The idea that there should be a quota system, a nationality test or positive discrimination in favour of Scots is abhorrent.
The second is that Scotland is and should remain a country that welcomes those who decide to make their home here, no matter where they were born.
Alasdair Gray, of course, is not a racist. That much is clear from the controversial essay that sparked the controversy. We may regret some of the language he chose to use, but there is no evidence that he believes a persona's ability is influenced by his or her birthplace or racial profile. Indeed, he makes clear that he believes many of those from outside our borders who now live in Scotland have made serious contributions to the wellbeing of the nation.
There is a seasonal tale that casts valuable light on this issue. Asked about their real nationality, a Scot who happened to be born in England responded that Jesus Christ was born in a stable but that did not make him a cow.
The questions posed by Gray and in this issue of the Sunday Herald by James Kelman are particularly difficult to explore within the world of the arts.
Art, or course, should respect no boundaries, be they national or ideological. Art by its nature is free. Although it may be rooted in a place, it transcends geography and speaks instead to a shared human experience.
Nevertheless, there is a train of thought in Scotland that believes Gray and Kelman have a point and that, in the run-up to a referendum that will throw many issues of national identity into the spotlight, that point needs to be addressed.
The question arising from the current debate can be boiled down to this: is Scotland's cultural life being stunted because, at the present time, so many of its cultural institutions are run by people who were not born here?
That case is at best unproven.
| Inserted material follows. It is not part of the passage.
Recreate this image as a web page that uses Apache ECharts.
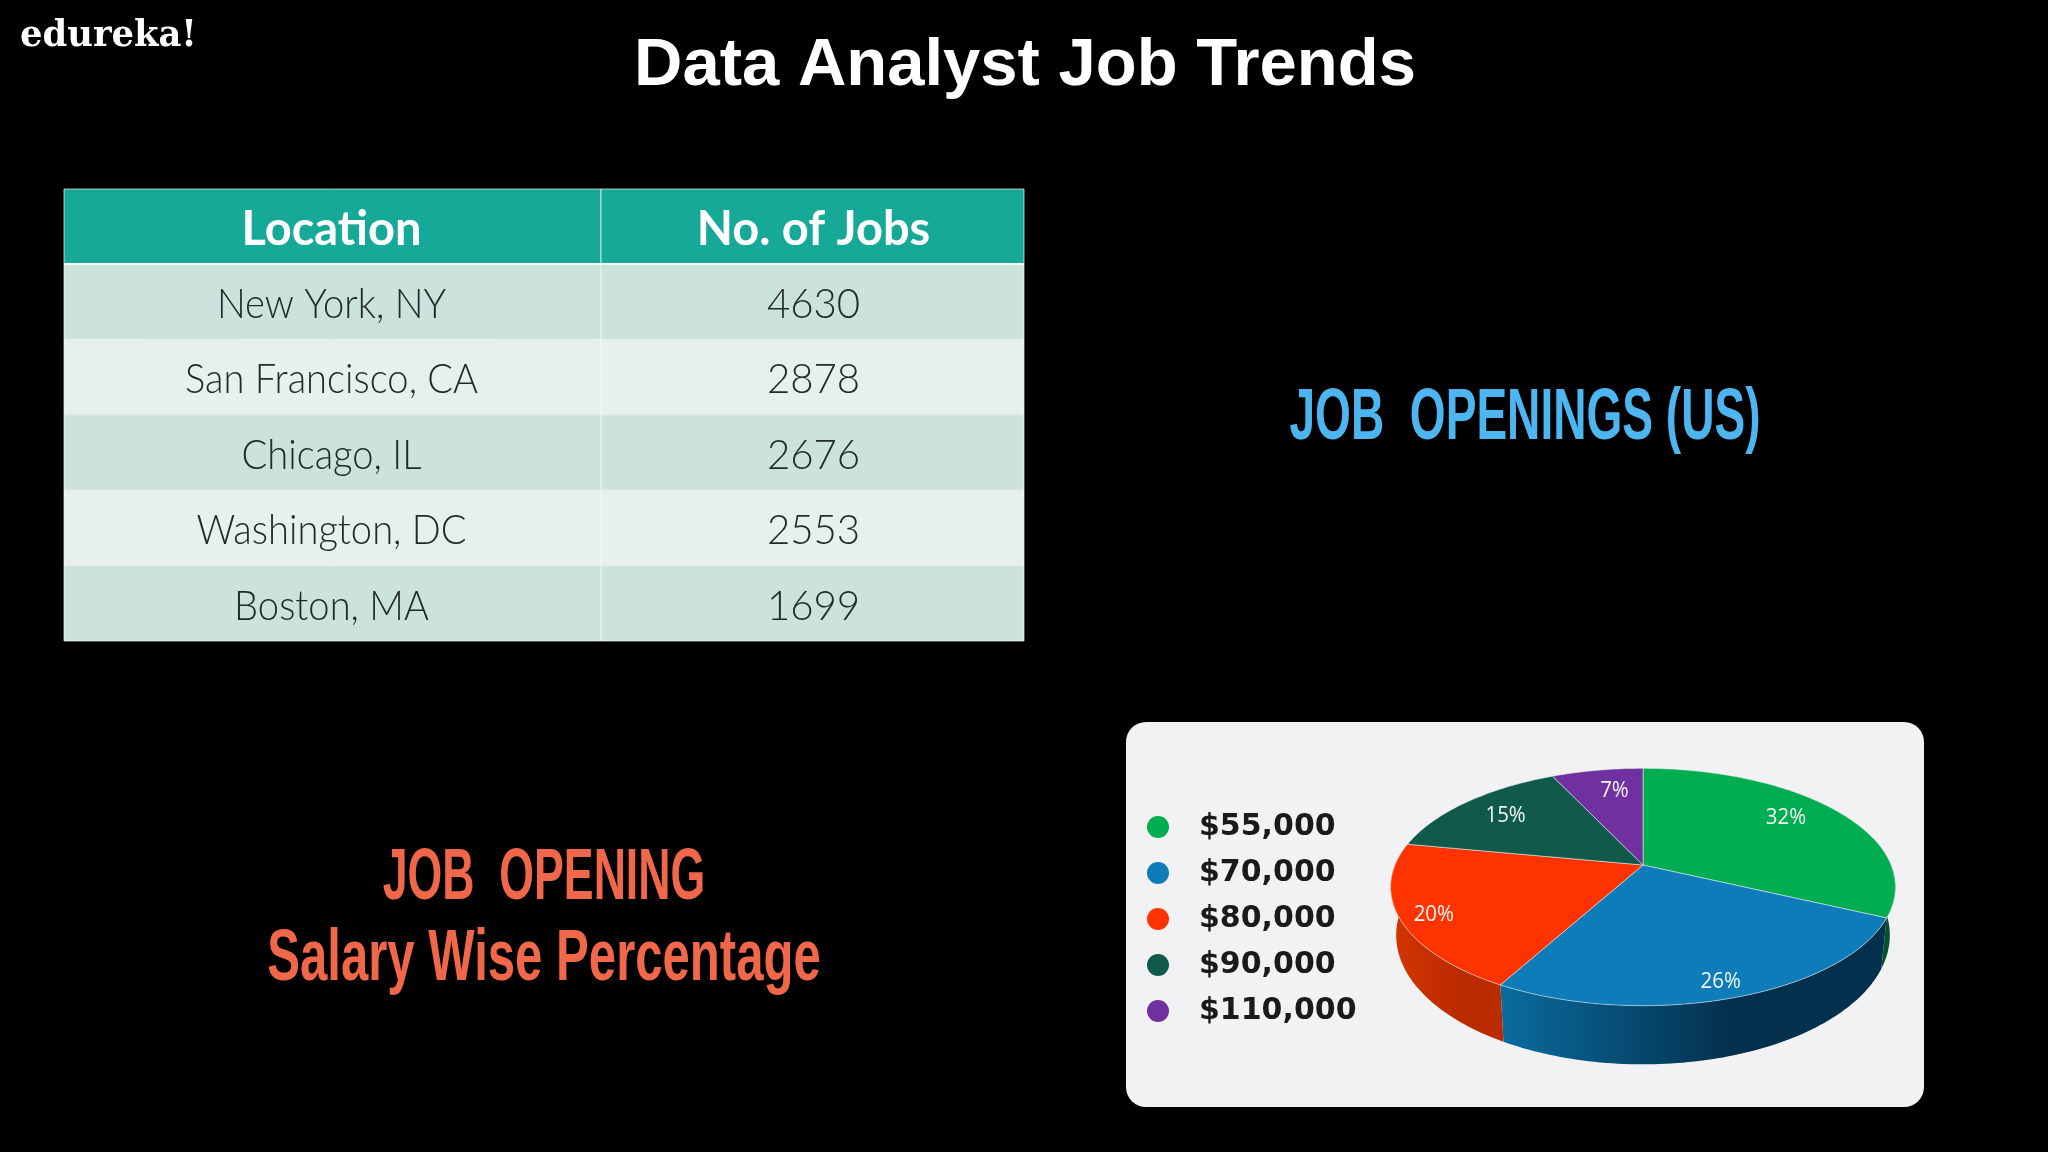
<!DOCTYPE html>
<html>
<head>
<meta charset="utf-8">
<title>Data Analyst Job Trends</title>
<script src="https://cdn.jsdelivr.net/npm/echarts@6/dist/echarts.min.js"></script>
<style>
  html, body { margin: 0; padding: 0; background: #000; }
  #main { width: 2048px; height: 1152px; }
</style>
</head>
<body>
<div id="main"></div>
<script>
var locations = ['New York, NY', 'San Francisco, CA', 'Chicago, IL', 'Washington, DC', 'Boston, MA'];
var jobCounts = [4630, 2878, 2676, 2553, 1699];
var tableHeaders = ['Location', 'No. of Jobs'];
var salaryBands = ['$55,000', '$70,000', '$80,000', '$90,000', '$110,000'];
var salaryShares = [32, 26, 20, 15, 7];

var sliceColors = ['#00ad50', '#0e7cb8', '#ff3300', '#0f5a4b', '#7030a0'];
var wallStops = [
  ['#0a6a38', '#06502a'],
  ['#0a6c9f', '#03304d'],
  ['#d43500', '#ba2b00'],
  ['#0c4a3e', '#0c4a3e'],
  ['#5a2680', '#5a2680']
];
var labelRadius = [0.76, 0.86, 0.88, 0.78, 0.77];
var labelNudge = [[-5, -4], [0, 6], [3, 4], [3, 1], [8, 1]];

var chartDom = document.getElementById('main');
var myChart = echarts.init(chartDom);

// the picture's pie is a tilted disc, so the unit circle goes through a small perspective
var pie = { x: 1643, y: 865, c: 248, a: 114.6, b: 0.1854, bottomX: 0.978, bottomY: 1.088, depth: 46.3 };
var total = salaryShares.reduce(function (s, v) { return s + v; }, 0);

function project(theta, r) {
  var u = r * Math.sin(theta);
  var v = -r * Math.cos(theta);
  var d = 1 - pie.b * v;
  return [pie.c * u / d, pie.a * v / d];
}
function topPoint(theta, r) {
  var p = project(theta, r);
  return [pie.x + p[0], pie.y + p[1]];
}
function bottomPoint(theta) {
  var p = project(theta, 1);
  return [pie.x + p[0] * pie.bottomX, pie.y + pie.depth + p[1] * pie.bottomY];
}
function arcAngles(from, to) {
  var out = [];
  var n = Math.max(2, Math.ceil((to - from) / 0.02));
  for (var i = 0; i <= n; i++) {
    out.push(from + (to - from) * i / n);
  }
  return out;
}

function sliceRenderer(index) {
  var before = salaryShares.slice(0, index).reduce(function (s, v) { return s + v; }, 0);
  return function (params, api) {
    var from = before / total * Math.PI * 2;
    var to = (before + api.value(0)) / total * Math.PI * 2;
    var children = [];

    // side wall, only the part facing the viewer
    var wallFrom = Math.max(from, Math.PI * 0.42);
    var wallTo = Math.min(to, Math.PI * 1.555);
    if (wallTo > wallFrom) {
      var angles = arcAngles(wallFrom, wallTo);
      var wall = angles.map(function (t) { return topPoint(t, 1); });
      angles.slice().reverse().forEach(function (t) { wall.push(bottomPoint(t)); });
      children.push({
        type: 'polygon',
        shape: { points: wall },
        style: {
          fill: new echarts.graphic.LinearGradient(0, 0, 1, 0, [
            { offset: 0, color: wallStops[index][0] },
            { offset: 0.6, color: wallStops[index][1] },
            { offset: 1, color: wallStops[index][1] }
          ])
        }
      });
    }

    var top = [[pie.x, pie.y]];
    arcAngles(from, to).forEach(function (t) { top.push(topPoint(t, 1)); });
    children.push({
      type: 'polygon',
      shape: { points: top },
      style: { fill: sliceColors[index], stroke: 'rgba(230,240,240,0.55)', lineWidth: 1 }
    });

    var lab = topPoint((from + to) / 2, labelRadius[index]);
    children.push({
      type: 'text',
      x: lab[0] + labelNudge[index][0],
      y: lab[1] + labelNudge[index][1],
      scaleX: 0.93,
      style: {
        text: api.value(0) + '%',
        fill: '#f4f8f6',
        font: '22px "Open Sans"',
        align: 'center',
        verticalAlign: 'middle'
      }
    });
    return { type: 'group', children: children };
  };
}

var table = { left: 64, right: 1024, split: 601, top: 189, headerBottom: 264, rowHeight: 75.4 };

function renderTableRow(params, api) {
  var row = api.value(0);
  var isHeader = row < 0;
  var y = isHeader ? table.top : table.headerBottom + row * table.rowHeight;
  var h = isHeader ? table.headerBottom - table.top : table.rowHeight;
  var fill = isHeader ? '#17a998' : (row % 2 === 0 ? '#cce2dd' : '#e6f1ef');
  var font = isHeader ? '700 47px Lato' : '300 41px Lato';
  var color = isHeader ? '#ffffff' : '#222b2a';
  var left = isHeader ? tableHeaders[0] : locations[row];
  var right = isHeader ? tableHeaders[1] : String(jobCounts[row]);
  var grid = 'rgba(244,250,248,0.7)';
  var children = [
    { type: 'rect', shape: { x: table.left, y: y, width: table.split - table.left, height: h },
      style: { fill: fill, stroke: grid, lineWidth: 1 } },
    { type: 'rect', shape: { x: table.split, y: y, width: table.right - table.split, height: h },
      style: { fill: fill, stroke: grid, lineWidth: 1 } },
    { type: 'text', x: (table.left + table.split) / 2 - 1, y: y + h / 2 + 3, scaleX: isHeader ? 1 : 0.93,
      style: { text: left, font: font, fill: color, align: 'center', verticalAlign: 'middle' } },
    { type: 'text', x: (table.split + table.right) / 2 + 1, y: y + h / 2 + 3, scaleX: isHeader ? 1 : 0.98,
      style: { text: right, font: font, fill: color, align: 'center', verticalAlign: 'middle' } }
  ];
  if (isHeader) {
    children.push({ type: 'rect', shape: { x: table.left, y: y + h - 1, width: table.right - table.left, height: 2 }, style: { fill: '#f4faf8' } });
  }
  return { type: 'group', children: children };
}

var series = [{
  type: 'custom',
  name: 'table',
  coordinateSystem: 'none',
  silent: true,
  animation: false,
  renderItem: renderTableRow,
  data: [0, 1, 2, 3, 4].map(function (r) { return [r]; }).concat([[-1]])
}];

salaryBands.forEach(function (band, i) {
  series.push({
    type: 'custom',
    name: band,
    coordinateSystem: 'none',
    silent: true,
    animation: false,
    itemStyle: { color: sliceColors[i] },
    renderItem: sliceRenderer(i),
    data: [[salaryShares[i]]]
  });
});

var headingFont = 'bold 72px "Liberation Sans"';

var option = {
  backgroundColor: '#000',
  animation: false,
  title: {
    text: 'Data Analyst Job Trends',
    left: 1020,
    top: 28,
    textAlign: 'center',
    textStyle: { color: '#fff', fontFamily: 'Liberation Sans', fontWeight: 'bold', fontSize: 67 }
  },
  legend: {
    data: salaryBands,
    orient: 'vertical',
    left: 1142,
    top: 807,
    itemWidth: 22,
    itemHeight: 22,
    itemGap: 16,
    icon: 'circle',
    selectedMode: false,
    textStyle: { color: '#1a1a1a', fontFamily: 'DejaVu Sans', fontWeight: 'bold', fontSize: 30, padding: [16, 0, 0, 25] }
  },
  graphic: [
    { type: 'rect', shape: { x: 1126, y: 722, width: 798, height: 385, r: 20 }, style: { fill: '#f2f2f4' }, silent: true },
    { type: 'text', x: 20, y: 18, scaleX: 0.955, style: { text: 'edureka!', fill: '#fff', font: 'bold 37px "DejaVu Serif"' } },
    { type: 'text', x: 1525, y: 419, scaleX: 0.64, style: { text: 'JOB  OPENINGS (US)', fill: '#4db5f0', font: headingFont, align: 'center', verticalAlign: 'middle' } },
    { type: 'text', x: 544, y: 879, scaleX: 0.62, style: { text: 'JOB  OPENING', fill: '#f0674a', font: headingFont, align: 'center', verticalAlign: 'middle' } },
    { type: 'text', x: 544, y: 960, scaleX: 0.682, style: { text: 'Salary Wise Percentage', fill: '#f0674a', font: headingFont, align: 'center', verticalAlign: 'middle' } }
  ],
  series: series
};

myChart.setOption(option);
</script>
</body>
</html>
The National Theatre of Scotland, for instance, has produced one unarguable classic in Black Watch, a work that could only have been produced in Scotland although it deals with universal issues such as war, tradition, masculinity and community.
It is true that Creative Scotland recently became unstuck, its chief toppled by an artists' revolt. That conflict could certainly be put down to a clash of cultures, but not one of national cultures. It is now generally accepted that Creative Scotland's perceived fondness for business language and concepts was at odds with the prevailing culture of the artistic community.
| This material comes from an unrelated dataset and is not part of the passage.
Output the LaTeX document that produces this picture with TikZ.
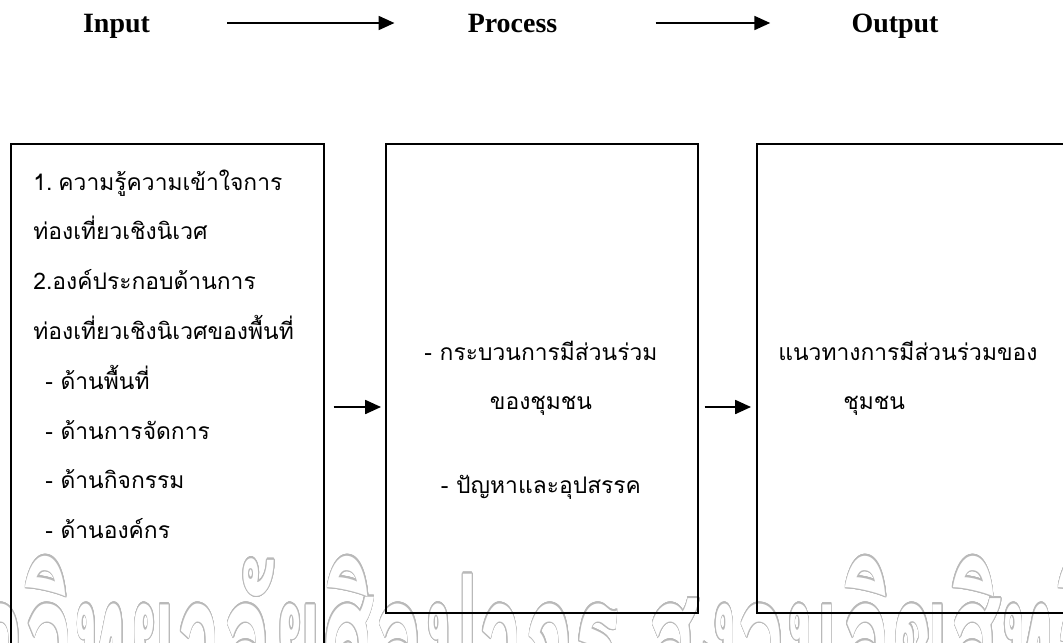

Kelman's argument moves to more ambiguous territory when he suggests that some of Scotland's works of art are perceived as being culturally inferior. This is an attitude held by many Scots themselves.
Indeed, it should be pointed out, as Gray himself did in his essay, that those in charge of Scottish cultural institutions were appointed by Scots. There are a number of possible explanations for that.
One is that the Scottish candidates were simply not up to the job. Another is that those Scots capable of working at that level are already doing so elsewhere. Yet another could be the suspicion that the interviewing panels might suffer from an inferiority complex that judges Scots who have not established a reputation outside the country as being somehow less talented than those who swim in larger waters.
So where should the debate go from here? Most certainly not to a pro-Scottish quota system or to a suspicion of those from outside Scotland who currently work here.
But there is a case for fostering pride in the achievements of our artists and for creating a climate where new world-class works of art can be created and celebrated.
This will not be the last such debate as the referendum comes ever closer. There will be more discussions about national identity with the potential to move into dangerous territory. It is important that the language used in these debates is restrained and that the principles of tolerance and acceptance are underlined rather than undermined.